These steps are applicable for almost any stage of your life, but I believe it’s much much more relevant if you’re at your 20s.
I still vividly remember the day when I first put on my school uniform. In the blink of an eye, I’m now in my mid-20s. They’re the best years of our lives. It’s the time we experience many good things in life without much commitment, and it’s the time for us to try, to fall and to get back up again.
For some people, their 20s are the time to do whatever they like, without any tiny bit of worries for their 30s and 40s. But if you are using this period of time right, you’re going to sail smoothly in your 30s and beyond.
It doesn’t require much. Here are three simple things you need to do in order to form a firm foundation for your golden years to come.
It’s important to know what you want in life, but never obsess and overthink it during your 20s. Social media acts as a spotlight on all the best times of successful people, which makes many young people think that’s the way it should be their whole life.
With that, most of us are trying to sprint all the time when life is really a marathon race.
Rather trying to define your life goals for your 70s during your 20s, focus on tiny actions you can take now. Do something that you love. Opt for something challenging. Start something small.
Why tiny actions? Because they work best. Everything we do, every decision we make and every action we take comes with resistance. That’s why most of the time, we don’t do what we do.
To beat your procrastination, start small, simply because tiny actions have lower resistance. Want to write a book? Start off with writing 500 words a day, every single day.
Besides, consistency is much more achievable with smaller actions. Too many people in their 20’s want to achieve big things without breaking them down into small practical actions for them act upon, and that’s why most of us never start and most of those who started – failed (quit).
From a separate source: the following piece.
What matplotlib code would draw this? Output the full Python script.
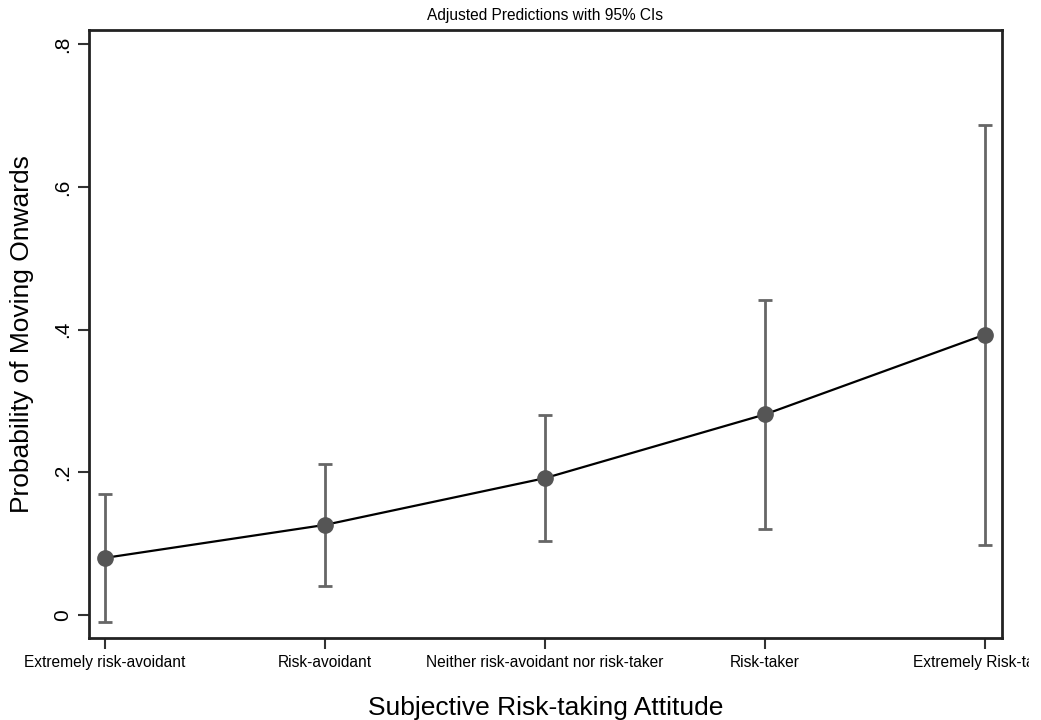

In 2009, Dr. Heidi Grant Halvorson made a surprising discovery in the science of motivation. She conducted a series of studies where she asked participants to solve a set of puzzles and problems.
One group – the “be-good” – of participants were told that the puzzle was a test to evaluate their ability and skills in problem-solving, and the other group – the “get-better” – of participants were told that the problem was a training tool to improve their problem-solving skills.
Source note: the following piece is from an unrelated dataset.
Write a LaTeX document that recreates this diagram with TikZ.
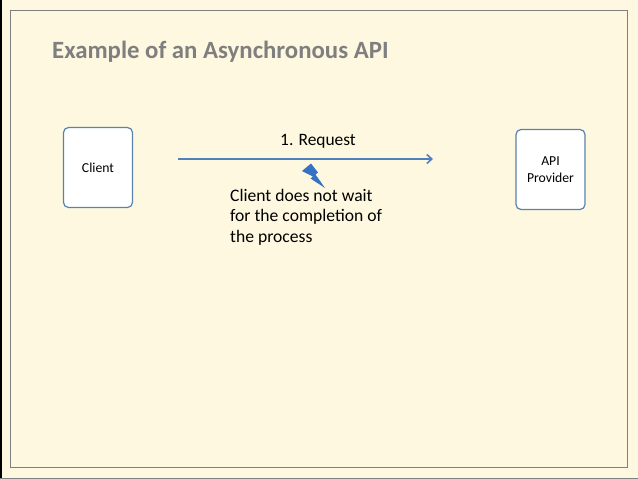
\documentclass[tikz,border=0pt]{standalone}
\usepackage{fontspec}
\setmainfont{Carlito}
\usetikzlibrary{arrows.meta}

\definecolor{cream}{HTML}{FEF8E0}
\definecolor{framegray}{HTML}{7F7F7F}
\definecolor{boxblue}{HTML}{5B82AD}
\definecolor{arrowblue}{HTML}{4F81BD}
\definecolor{boltblue}{HTML}{3572C6}

\tikzset{
  party/.style={draw=boxblue, line width=1.2pt, fill=white, rounded corners=5pt,
    minimum width=69pt, minimum height=80pt, align=center,
    font=\fontsize{13.7}{17}\selectfont},
}

\begin{document}
\begin{tikzpicture}[x=1pt,y=-1pt]
      \fill[cream] (0,0) rectangle (638,479);
      \useasboundingbox (0,0) rectangle (638,479);
      \draw[black, line width=1.5pt] (0.75,0) -- (0.75,479);
      \draw[framegray, line width=0.8pt] (0,478) -- (638,478);
      \draw[framegray, line width=1pt] (10,10) rectangle (627,467);
      \node[anchor=base west, inner sep=0, text=framegray,
        font=\fontsize{24.8}{29}\selectfont\bfseries] (title) at (52,58.3) {Example of an Asynchronous API};
      \node[party] (client) at (98,167.5) {Client};
      \node[party] (provider) at (550.5,169.5) {API\\Provider};
      \coordinate (reqstart) at (178,159);
      \coordinate (reqend) at (433,159);
      \draw[arrowblue, line width=1.6pt, -{Straight Barb[length=5pt,width=9pt]}] (reqstart) -- (reqend);
      \node[font=\fontsize{17.4}{20.5}\selectfont] (request) at (318,141) {1. Request};
      \fill[boltblue] (302,171) -- (311,163.5) -- (318,172.5) -- (315.5,174.5) -- (325,188)
        -- (310.5,178.5) -- (313,176.5) -- cycle;
      \node[anchor=north west, inner sep=0, align=left,
        font=\fontsize{17.6}{20.5}\selectfont] (note) at (230,189)
        {Client does not wait\\for the completion of\\the process};
    \end{tikzpicture}
\end{document}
The surprising finding was how some randomly selected participants in the two groups deal with unsolvable problems Halvorson included in the test purposely without telling any of the participants.
The ones in the “get-better” group remained calm and solved as many as problems in the challenging conditions as the easy ones. The stayed motivated and kept trying to learn.
The ones in the “be-good” group, however, were so frustrated when they got on the challenges and obstacles that they solved substantially fewer problems than those who didn’t have to face them.
And those differences happened just because how the initial goal was framed. As I mentioned above, if you want to write a book, focus on the tiny action like writing 500 words a day. Focusing on the progress to make small improvement each day is a better solution to achieve great results in life.
Create a system (daily, weekly, monthly routine) to work toward your goal. And put your full focus on the system.
Our mind is tuned to crave for instant gratification. That’s how our ancestors had survived in the wild with scared resources and unpredictable threats. They have to eat immediately when there is food and act immediately when there is a danger.
Even though our world has changed in the recently, our brain haven’t changed a lot. We’re still craving for instant results, just in a different form compared to our ancestors. One popular research – the marshmallow test had shown that the ability of delay gratification dramatically impacts the rate and possibility for one to be successful.
That’s so true in today’s world because nothing is achievable without going through the assessment of time. Success simply doesn’t work when you take consistency out of the equation. And there is no such thing as the overnight success!
With the abundance of information and ease of communication (the Internet), more and more 20’s can’t wait to prove themselves to the world. Rather live life in a hurry to prove ourselves, opt for mastering some skills or abilities to serve a particular group of people.
Besides, I firmly believe that 20 to 30 is the best time to experience all kind of failures in our life because we will still have time to get back up quickly.
With these three simple steps, you can have a better grip on the later years to come, by spending a decade on refining yourself, understanding yourself and strengthening yourself.
There are so many people trying to sell the idea of working smart instead of working hard today. But from my studies of successful people, hard work is still the core in achieving great results in life. So, let’s work hard and never give up!